Sobreviveu, ao contrário do que muitos esperavam, abraçando o jornalismo como sustento, mas sobretudo como forma de fazer chegar a sua mensagem às multidões. “Quando consegui o meu primeiro emprego como jornalista, no jornal ‘República’, fui contar a novidade a D. António Ferreira Gomes. Ele levou as mãos à cabeça. ‘Então tirei-lhe uma tribuna e arranjou outra ainda maior?'”, conta.

Esse receio não era infundado. O que encontramos nos seus livros é uma visão demolidora da Igreja e dos seus membros. Críticas que, defende, nada têm que ver com o ressentimento por ter sido afastado. “Não renunciei nem deixei de ser padre. Se não estou em nenhum ofício foi por decisão de um bispo”, acusa.

O seu livro mais recente, “Jesus Segundo os 4 Evangelhos em 5 Volumes”, carrega uma dupla efeméride: é o 50.º que publica desde que, em 1969, reuniu as suas homilias em “Evangelizar os Pobres”. “Este novo livro vai provocar um abalo muito grande. Superior, até, a ‘Fátima, Nunca Mais!'”, afirma, convicto.

Publicada pela Seda, à semelhança dos últimos 15, a obra retoma o seu fascínio pela figura de Jesus, que afirma ter sido manipulada pela Igreja depois da sua morte. Para o controverso autor, é preciso fazer a distinção entre o autêntico Jesus, de Nazaré, e a posterior adulteração da sua figura pelo cristianismo: “Jesus e Cristo são antónimos. O primeiro foi um preso político, assassinado em virtude da sua conceção social. A sua morte foi na cruz, porque era a condenação máxima do regime para com os insurretos. O outro é um mito que nasce na Casa Real de David, que apenas pretendia difundir a sua mensagem e conquistar o Mundo”.

Os rendimentos provenientes das vendas dos seus livros são encaminhados para o Barracão de Cultura.

A investigação partiu dos quatro evangelhos canónicos e foi complementada com o recurso a “novos dados histórico-científicos”, permitindo desse modo “desencriptar a mensagem original, soterrada nos comentários e notas de rodapés que encontramos nas traduções com o objetivo de condicionar a leitura”.

Uma Igreja “imperial”

Mais de 17 séculos depois da intervenção do imperador Constantino, tida como fundamental na propagação da fé cristã, o que mudou? Pouco ou nada, acusa Mário de Oliveira. “A estrutura continua imperial”, assinala, e até “as vestes ricas dos sacerdotes são disso exemplo”. “Nem os padres sabem o que estão a dizer nas missas.
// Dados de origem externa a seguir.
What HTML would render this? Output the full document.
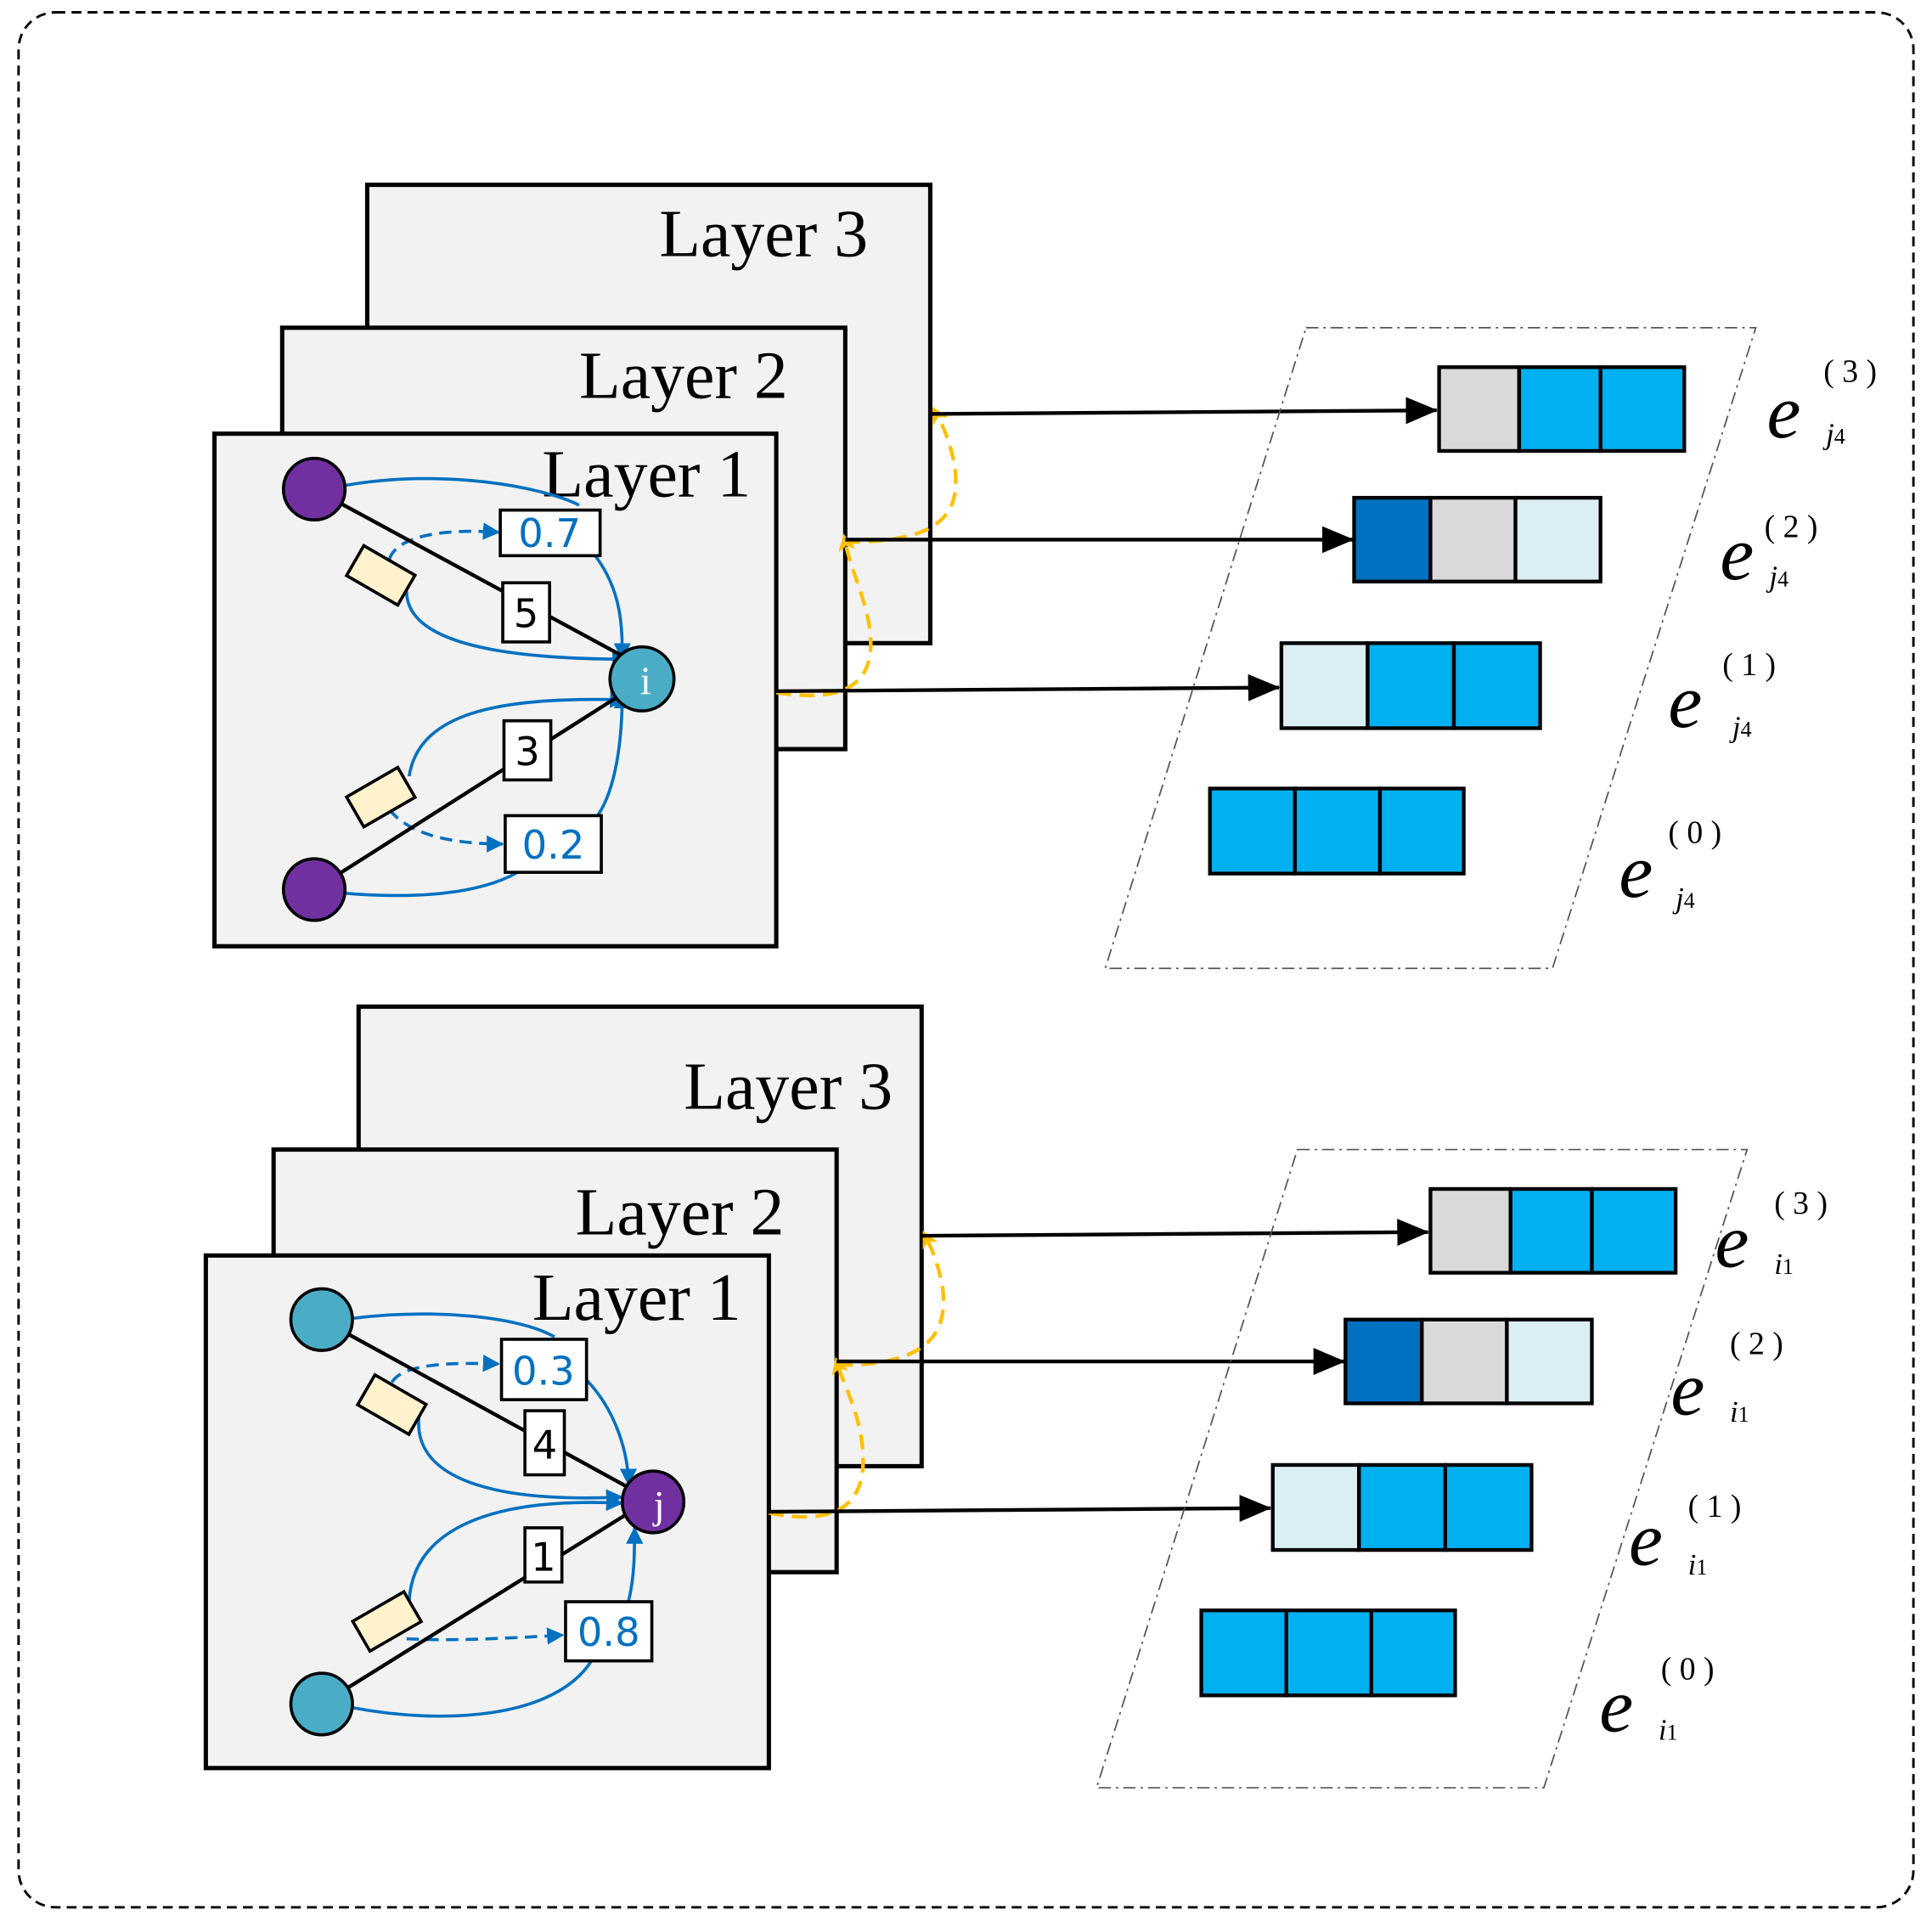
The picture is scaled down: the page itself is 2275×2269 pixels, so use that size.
<!DOCTYPE html>
<html><head><meta charset="utf-8"><style>html,body{margin:0;padding:0;background:#fff}svg{display:block}</style></head>
<body>
<svg width="2275" height="2269" viewBox="0 0 1568 1564" xmlns="http://www.w3.org/2000/svg">
<defs>
<marker id="ab" markerWidth="14" markerHeight="14" refX="13" refY="7" orient="auto" markerUnits="userSpaceOnUse"><path d="M0,0 L14,7 L0,14 z" fill="#0070C0"/></marker>
<marker id="ak" markerWidth="26" markerHeight="22" refX="25" refY="11" orient="auto" markerUnits="userSpaceOnUse"><path d="M0,0 L26,11 L0,22 z" fill="#000"/></marker>
<marker id="ay" markerWidth="14" markerHeight="14" refX="7" refY="7" orient="auto" markerUnits="userSpaceOnUse"><path d="M0,0 L14,7 L0,14 L4,7 z" fill="#FFC000"/></marker>
</defs>
<rect x="15" y="10" width="1538" height="1538" rx="30" fill="none" stroke="#000" stroke-width="2" stroke-dasharray="8,5"/>

<g id="top">
<g font-family="Liberation Serif, serif" font-size="55">
<rect x="298" y="150" width="457" height="372" fill="#F2F2F2" stroke="#000" stroke-width="3.5"/>
<text x="535" y="208">Layer 3</text>
<rect x="229" y="266" width="457" height="342" fill="#F2F2F2" stroke="#000" stroke-width="3.5"/>
<text x="470" y="323">Layer 2</text>
<rect x="174" y="352" width="456" height="416" fill="#F2F2F2" stroke="#000" stroke-width="3.5"/>
<text x="440" y="403">Layer 1</text>
</g>
<g fill="none" stroke="#0070C0" stroke-width="2.5">
<path d="M280,394 C360,380 440,395 470,410"/>
<path d="M483,451 C505,480 505,510 505,535" marker-end="url(#ab)"/>
<path d="M330,480 C330,520 400,535 510,535" marker-end="url(#ab)"/>
<path d="M280,725 C340,730 390,725 420,708"/>
<path d="M485,662 C500,640 505,600 505,562" marker-end="url(#ab)"/>
<path d="M332,630 C340,580 400,565 508,568" marker-end="url(#ab)"/>
<path d="M316,454 C320,440 345,428 405,432" stroke-dasharray="10,6" marker-end="url(#ab)"/>
<path d="M316,657 C330,675 360,685 408,685" stroke-dasharray="10,6" marker-end="url(#ab)"/>
</g>
<line x1="255" y1="397" x2="510" y2="535" stroke="#000" stroke-width="3"/>
<line x1="255" y1="722" x2="510" y2="560" stroke="#000" stroke-width="3"/>
<rect x="285" y="453" width="48" height="28" fill="#FFF2CC" stroke="#000" stroke-width="2.5" transform="rotate(30 309 467)"/>
<rect x="285" y="633" width="48" height="28" fill="#FFF2CC" stroke="#000" stroke-width="2.5" transform="rotate(-30 309 647)"/>
<circle cx="255" cy="397" r="25" fill="#7030A0" stroke="#000" stroke-width="2.5"/>
<circle cx="255" cy="722" r="25" fill="#7030A0" stroke="#000" stroke-width="2.5"/>
<circle cx="521" cy="551" r="26" fill="#4BACC6" stroke="#000" stroke-width="2.5"/>
<text x="524" y="563" font-family="Liberation Serif, serif" font-size="32" fill="#fff" text-anchor="middle">i</text>
<g font-family="DejaVu Sans, sans-serif" font-size="32" text-anchor="middle">
<rect x="408" y="473" width="38" height="48" fill="#fff" stroke="#000" stroke-width="2.5"/><text x="427" y="509">5</text>
<rect x="409" y="585" width="38" height="48" fill="#fff" stroke="#000" stroke-width="2.5"/><text x="428" y="621">3</text>
<rect x="406" y="414" width="81" height="37" fill="#fff" stroke="#000" stroke-width="2.5"/><text x="446" y="444" fill="#0070C0">0.7</text>
<rect x="410" y="662" width="78" height="46" fill="#fff" stroke="#000" stroke-width="2.5"/><text x="449" y="697" fill="#0070C0">0.2</text>
</g>
<g fill="none" stroke="#FFC000" stroke-width="3" stroke-dasharray="12,7">
<path d="M630,562 C680,570 715,560 705,505 C700,480 690,460 686,440" marker-end="url(#ay)"/>
<path d="M686,440 C760,440 780,420 775,380 C772,360 765,345 760,336" marker-end="url(#ay)"/>
</g>
<g stroke="#000" stroke-width="3">
<line x1="630" y1="561" x2="1038" y2="558" marker-end="url(#ak)"/>
<line x1="686" y1="438" x2="1098" y2="438" marker-end="url(#ak)"/>
<line x1="755" y1="336" x2="1166" y2="333" marker-end="url(#ak)"/>
</g>
<polygon points="1060,266 1425,266 1260,786 897,786" fill="none" stroke="#555" stroke-width="1.2" stroke-dasharray="10,4,2,4"/>
<g stroke="#000" stroke-width="3">
<rect x="1168" y="298" width="65" height="68" fill="#D9D9D9"/><rect x="1233" y="298" width="66" height="68" fill="#00B0F0"/><rect x="1299" y="298" width="68" height="68" fill="#00B0F0"/>
<rect x="1099" y="404" width="62" height="68" fill="#0070C0"/><rect x="1161" y="404" width="69" height="68" fill="#D9D9D9"/><rect x="1230" y="404" width="69" height="68" fill="#DAEEF3"/>
<rect x="1040" y="522" width="70" height="69" fill="#DAEEF3"/><rect x="1110" y="522" width="70" height="69" fill="#00B0F0"/><rect x="1180" y="522" width="70" height="69" fill="#00B0F0"/>
<rect x="982" y="640" width="69" height="69" fill="#00B0F0"/><rect x="1051" y="640" width="69" height="69" fill="#00B0F0"/><rect x="1120" y="640" width="68" height="69" fill="#00B0F0"/>
</g>
<g font-family="Liberation Serif, serif" font-style="italic">
<text x="1434" y="355" font-size="62">e</text><text x="1480" y="310" font-size="26" font-style="normal">( 3 )</text><text x="1482" y="360" font-size="24">j<tspan font-size="18" font-style="normal">4</tspan></text>
<text x="1396" y="470" font-size="62">e</text><text x="1432" y="436" font-size="26" font-style="normal">( 2 )</text><text x="1436" y="476" font-size="24">j<tspan font-size="18" font-style="normal">4</tspan></text>
<text x="1354" y="590" font-size="62">e</text><text x="1398" y="548" font-size="26" font-style="normal">( 1 )</text><text x="1406" y="598" font-size="24">j<tspan font-size="18" font-style="normal">4</tspan></text>
<text x="1314" y="728" font-size="62">e</text><text x="1354" y="684" font-size="26" font-style="normal">( 0 )</text><text x="1360" y="737" font-size="24">j<tspan font-size="18" font-style="normal">4</tspan></text>
</g>
</g>

<g id="bottom">
<g font-family="Liberation Serif, serif" font-size="55">
<rect x="291" y="817" width="457" height="373" fill="#F2F2F2" stroke="#000" stroke-width="3.5"/>
<text x="555" y="900">Layer 3</text>
<rect x="222" y="933" width="457" height="343" fill="#F2F2F2" stroke="#000" stroke-width="3.5"/>
<text x="467" y="1002">Layer 2</text>
<rect x="167" y="1019" width="457" height="416" fill="#F2F2F2" stroke="#000" stroke-width="3.5"/>
<text x="432" y="1071">Layer 1</text>
</g>
<g fill="none" stroke="#0070C0" stroke-width="2.5">
<path d="M286,1070 C350,1062 420,1068 450,1085"/>
<path d="M476,1120 C500,1145 510,1180 510,1205" marker-end="url(#ab)"/>
<path d="M340,1150 C335,1200 400,1220 505,1215" marker-end="url(#ab)"/>
<path d="M286,1386 C360,1400 450,1395 480,1348"/>
<path d="M510,1300 C515,1280 515,1260 515,1240" marker-end="url(#ab)"/>
<path d="M332,1300 C335,1240 400,1215 505,1220" marker-end="url(#ab)"/>
<path d="M318,1122 C325,1110 350,1105 405,1107" stroke-dasharray="10,6" marker-end="url(#ab)"/>
<path d="M330,1330 C360,1332 410,1330 457,1327" stroke-dasharray="10,6" marker-end="url(#ab)"/>
</g>
<line x1="261" y1="1071" x2="515" y2="1210" stroke="#000" stroke-width="3"/>
<line x1="261" y1="1383" x2="515" y2="1225" stroke="#000" stroke-width="3"/>
<rect x="294" y="1126" width="48" height="28" fill="#FFF2CC" stroke="#000" stroke-width="2.5" transform="rotate(30 318 1140)"/>
<rect x="290" y="1302" width="48" height="28" fill="#FFF2CC" stroke="#000" stroke-width="2.5" transform="rotate(-30 314 1316)"/>
<circle cx="261" cy="1071" r="25" fill="#4BACC6" stroke="#000" stroke-width="2.5"/>
<circle cx="261" cy="1383" r="25" fill="#4BACC6" stroke="#000" stroke-width="2.5"/>
<circle cx="530" cy="1219" r="25" fill="#7030A0" stroke="#000" stroke-width="2.5"/>
<text x="535" y="1232" font-family="Liberation Serif, serif" font-size="32" fill="#fff" text-anchor="middle">j</text>
<g font-family="DejaVu Sans, sans-serif" font-size="32" text-anchor="middle">
<rect x="426" y="1145" width="32" height="52" fill="#fff" stroke="#000" stroke-width="2.5"/><text x="442" y="1184">4</text>
<rect x="426" y="1240" width="30" height="44" fill="#fff" stroke="#000" stroke-width="2.5"/><text x="441" y="1275">1</text>
<rect x="407" y="1087" width="69" height="49" fill="#fff" stroke="#000" stroke-width="2.5"/><text x="441" y="1124" fill="#0070C0">0.3</text>
<rect x="459" y="1300" width="70" height="48" fill="#fff" stroke="#000" stroke-width="2.5"/><text x="494" y="1336" fill="#0070C0">0.8</text>
</g>
<g fill="none" stroke="#FFC000" stroke-width="3" stroke-dasharray="12,7">
<path d="M624,1228 C675,1238 705,1225 700,1175 C697,1145 685,1125 680,1108" marker-end="url(#ay)"/>
<path d="M680,1108 C750,1108 770,1085 765,1045 C762,1028 757,1015 752,1005" marker-end="url(#ay)"/>
</g>
<g stroke="#000" stroke-width="3">
<line x1="624" y1="1227" x2="1031" y2="1224" marker-end="url(#ak)"/>
<line x1="679" y1="1105" x2="1091" y2="1105" marker-end="url(#ak)"/>
<line x1="748" y1="1003" x2="1159" y2="1000" marker-end="url(#ak)"/>
</g>
<polygon points="1053,933 1418,933 1253,1451 890,1451" fill="none" stroke="#555" stroke-width="1.2" stroke-dasharray="10,4,2,4"/>
<g stroke="#000" stroke-width="3">
<rect x="1161" y="965" width="65" height="68" fill="#D9D9D9"/><rect x="1226" y="965" width="66" height="68" fill="#00B0F0"/><rect x="1292" y="965" width="68" height="68" fill="#00B0F0"/>
<rect x="1092" y="1071" width="62" height="68" fill="#0070C0"/><rect x="1154" y="1071" width="69" height="68" fill="#D9D9D9"/><rect x="1223" y="1071" width="69" height="68" fill="#DAEEF3"/>
<rect x="1033" y="1189" width="70" height="69" fill="#DAEEF3"/><rect x="1103" y="1189" width="70" height="69" fill="#00B0F0"/><rect x="1173" y="1189" width="70" height="69" fill="#00B0F0"/>
<rect x="975" y="1307" width="69" height="69" fill="#00B0F0"/><rect x="1044" y="1307" width="69" height="69" fill="#00B0F0"/><rect x="1113" y="1307" width="68" height="69" fill="#00B0F0"/>
</g>
<g font-family="Liberation Serif, serif" font-style="italic">
<text x="1392" y="1028" font-size="62">e</text><text x="1440" y="985" font-size="26" font-style="normal">( 3 )</text><text x="1440" y="1034" font-size="24">i<tspan font-size="18" font-style="normal">1</tspan></text>
<text x="1356" y="1148" font-size="62">e</text><text x="1404" y="1099" font-size="26" font-style="normal">( 2 )</text><text x="1404" y="1154" font-size="24">i<tspan font-size="18" font-style="normal">1</tspan></text>
<text x="1322" y="1270" font-size="62">e</text><text x="1370" y="1231" font-size="26" font-style="normal">( 1 )</text><text x="1370" y="1278" font-size="24">i<tspan font-size="18" font-style="normal">1</tspan></text>
<text x="1298" y="1405" font-size="62">e</text><text x="1348" y="1363" font-size="26" font-style="normal">( 0 )</text><text x="1346" y="1412" font-size="24">i<tspan font-size="18" font-style="normal">1</tspan></text>
</g>
</g>
</svg>
</body></html>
Alguém percebe o que quer dizer ‘consubstancial ao pai’?”, questiona.

A esperança que chegou a acalentar na renovação do Vaticano desabou quando viu que os resultados do Concílio Vaticano II, entre 1961 e 1965, foram “colocados na gaveta”. “A estrutura hierárquica tal como a conhecemos, na qual o Papa está em cima e os crentes em baixo, ia ficar muito abalada com o Concilio Vaticano II. O primeiro Papa que quis aplicar as novas regras foi assassinado ao fim de 33 dias. E o seu substituto, João Paulo II, da Polónia, só foi escolhido porque se soube que tinha votado contra o concílio, ou seja, seria a garantia de que tudo ficaria na mesma, como acabou por ficar.”

Às suas profundas reservas papais não escapa nem Francisco, o primeiro Papa jesuíta da História. Apesar da sua afabilidade e dos níveis de popularidade que mantém, garante nunca ter tido “ilusões a seu respeito, e nem apenas pelo facto de, na juventude, ter sido seguidor do ditador argentino Videla”. “Não acredito nas proclamadas reformas. É tudo superficial. Enquanto não houver algum Papa que coloque em causa o cristianismo, tudo o resto é folclore.”

As críticas contundentes que dirige à estrutura religiosa devem-se ao próprio afastamento etimológico. Religião significa religar, mas “ela só religa cada um para cima e nunca um para os outros”. O modelo adotado foi tão eficaz que até “os partidos políticos se inspiraram nele”, observa, severo com “a auto-humilhação” associada a Fátima.

“Em nome de Jesus, os bispos deviam afastar-se daquilo. Não o fazem porque sabem que, nesse mesmo dia, outra religião se apoderava daquilo.” Apesar da denúncia incessante que faz, continuamos a viver numa sociedade clericalizada. Mas não por muito tempo, realça: “O século XXI é pós-cristão, pós-católico e pós-religioso”.